Cinematic Starchitecture explores how examples of famous architecture have circulated throughout cinema history across diverse genres.
Building on the term ‘starchitecture’ – coined in 1997 for dramatic, monumental structures designed to gain international attention and economic advantage – the authors demonstrate that a crucial part of an architectural structure’s iconic star status emerges through its engagement with (and codification by) the media, and with cinema in particular.
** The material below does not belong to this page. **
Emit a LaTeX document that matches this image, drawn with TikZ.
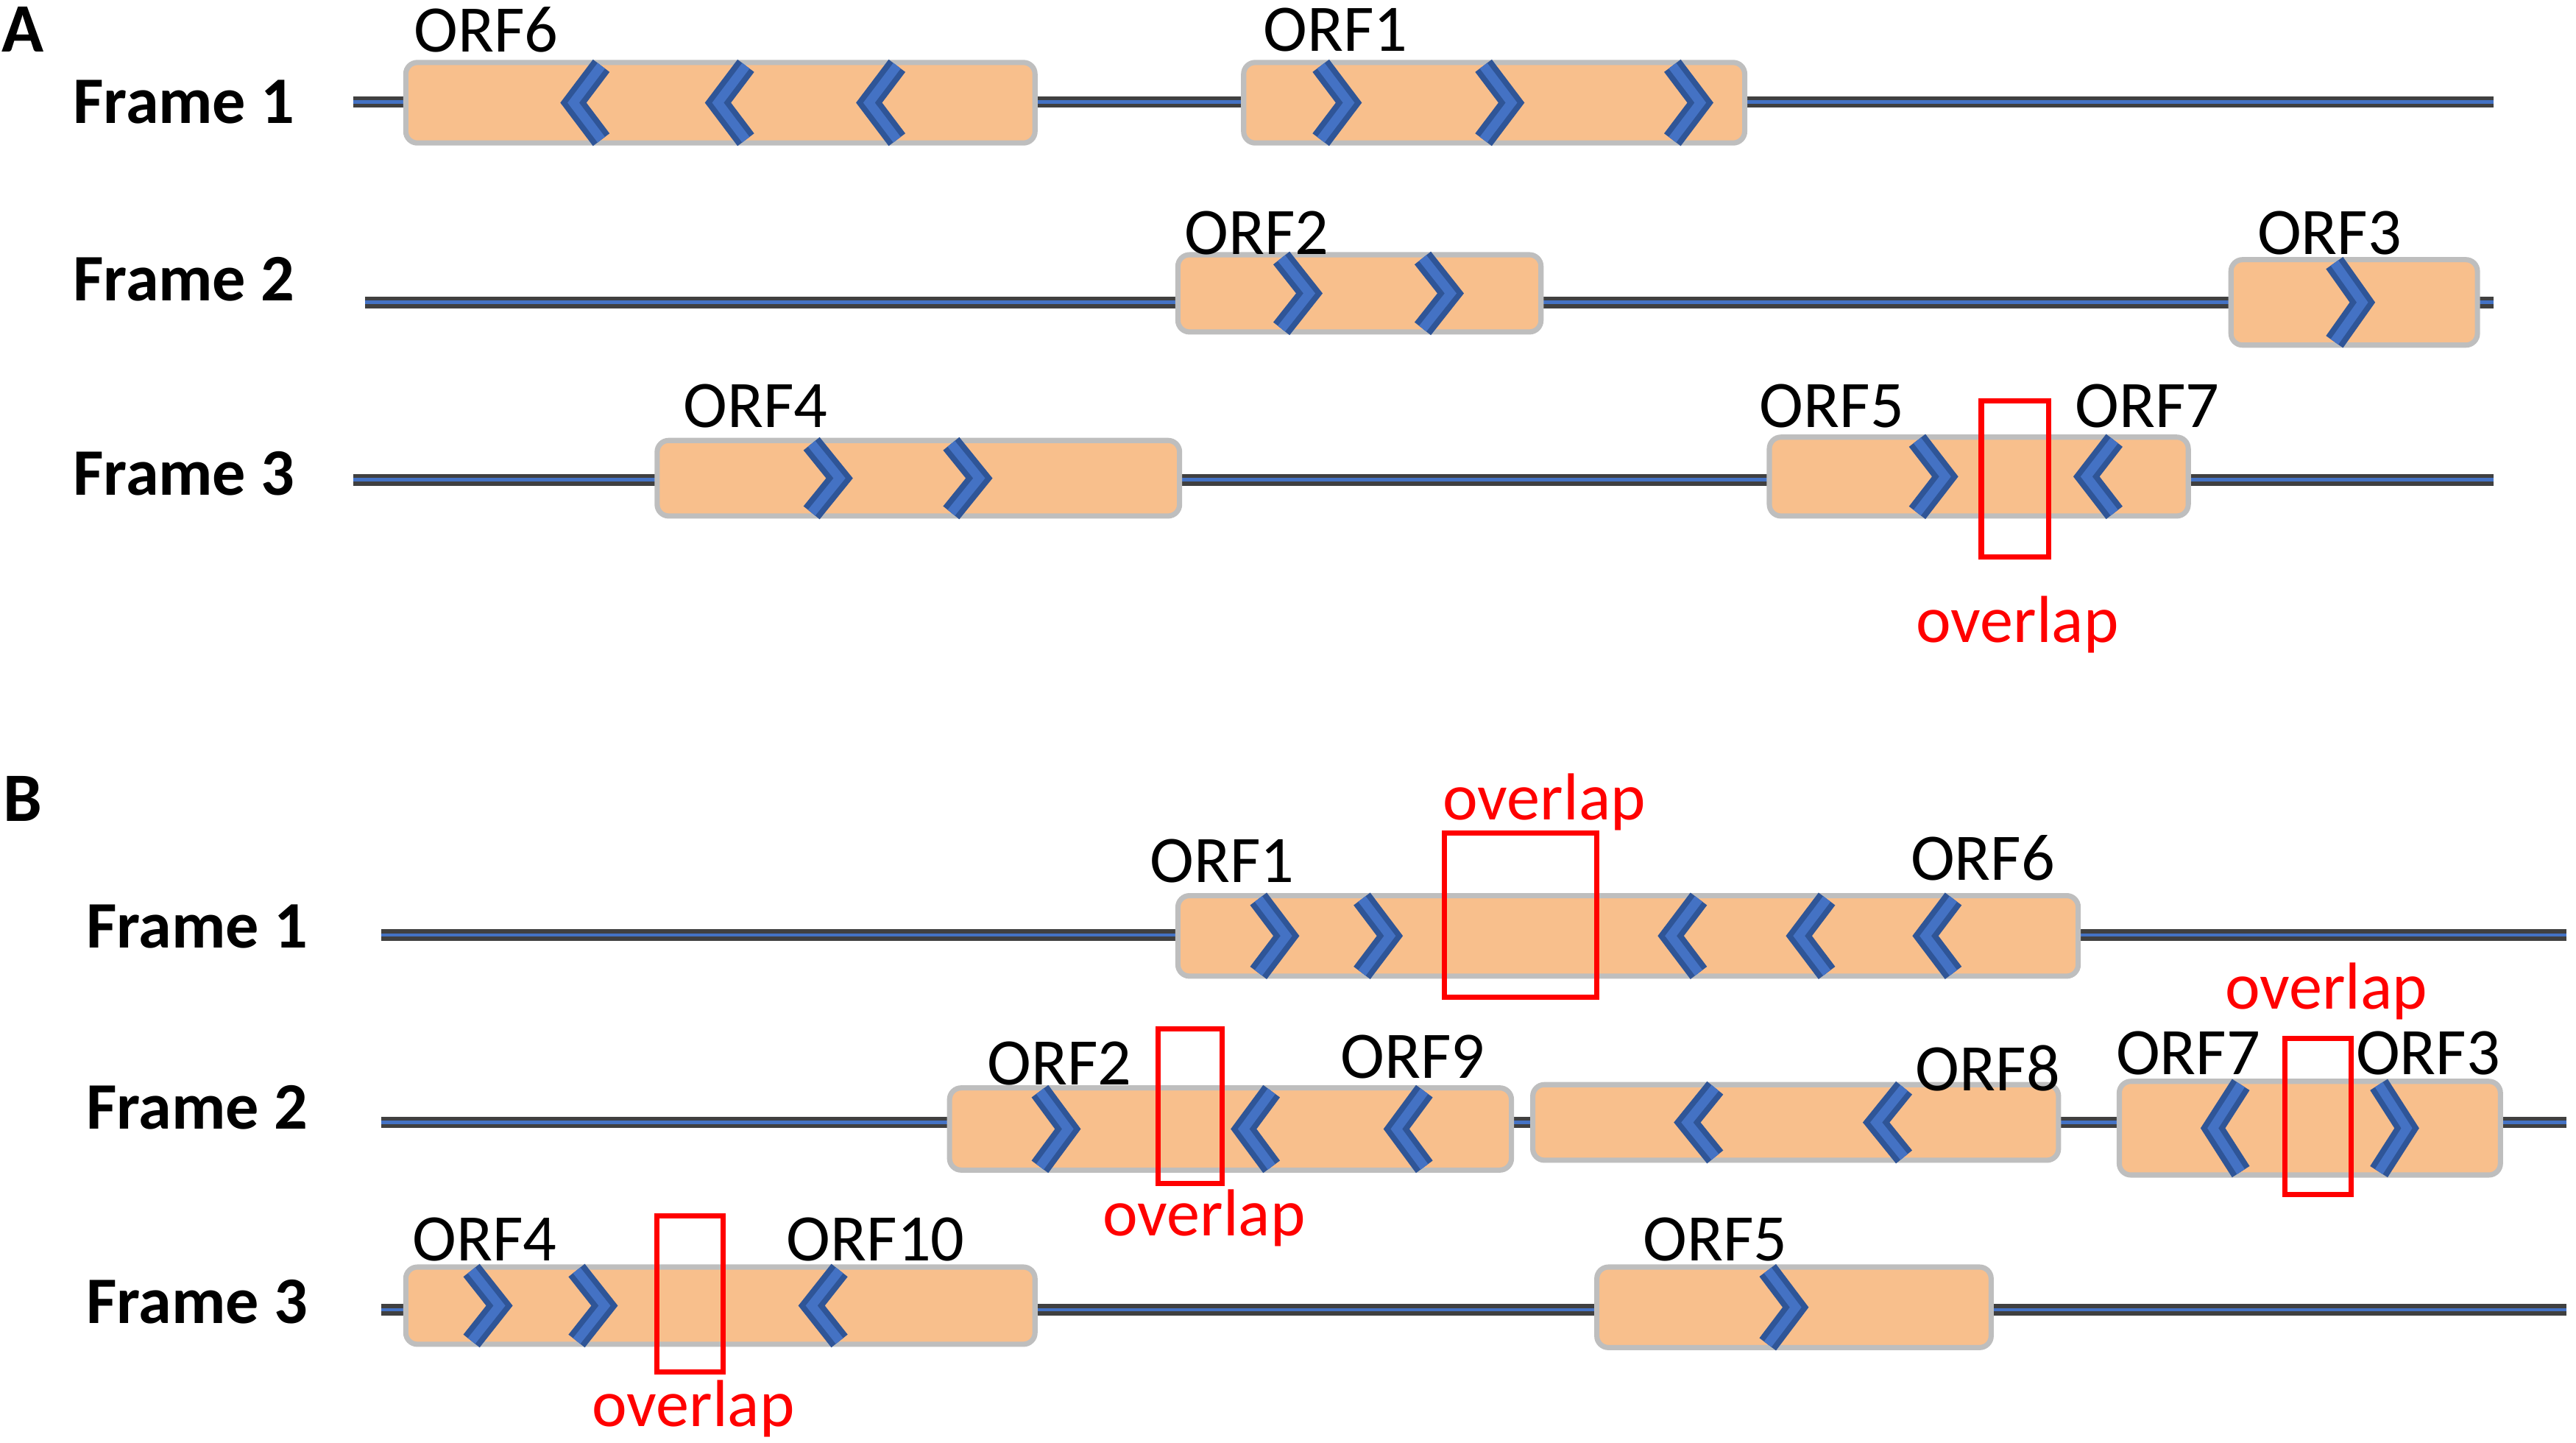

The book explores how iconic architectural structures have performed a myriad of roles and functions that exceed buildings' everyday uses or identities as aesthetic objects, location markers, or spatial settings, to show that countless films globally have featured famous buildings as inimitable components of narrative exposition, character development, and/or identity construction.
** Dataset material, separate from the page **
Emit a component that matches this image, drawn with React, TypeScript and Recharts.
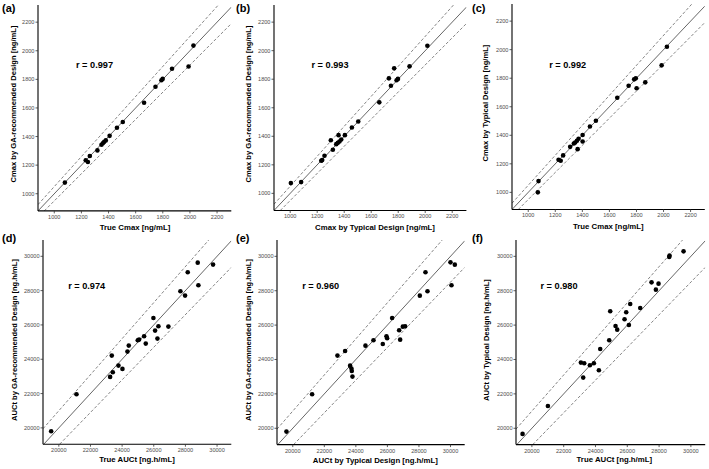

This unique volume will appeal to students, scholars and researchers of Film Studies, Media Studies, and Architecture and Architectural History, as well as those in the areas of Media and Cultural Studies; History; Popular Culture; and Urban Geography.
Merrill Schleier is Professor Emeritus of Art and Architectural History and Cinema Studies at the University of the Pacific, USA, specializing in the relationship of urbanism, identity, and cinema.
Paul Newland is Professor at Liverpool John Moores University, UK. He has published widely on representations of cities, landscapes and architecture in literature and film.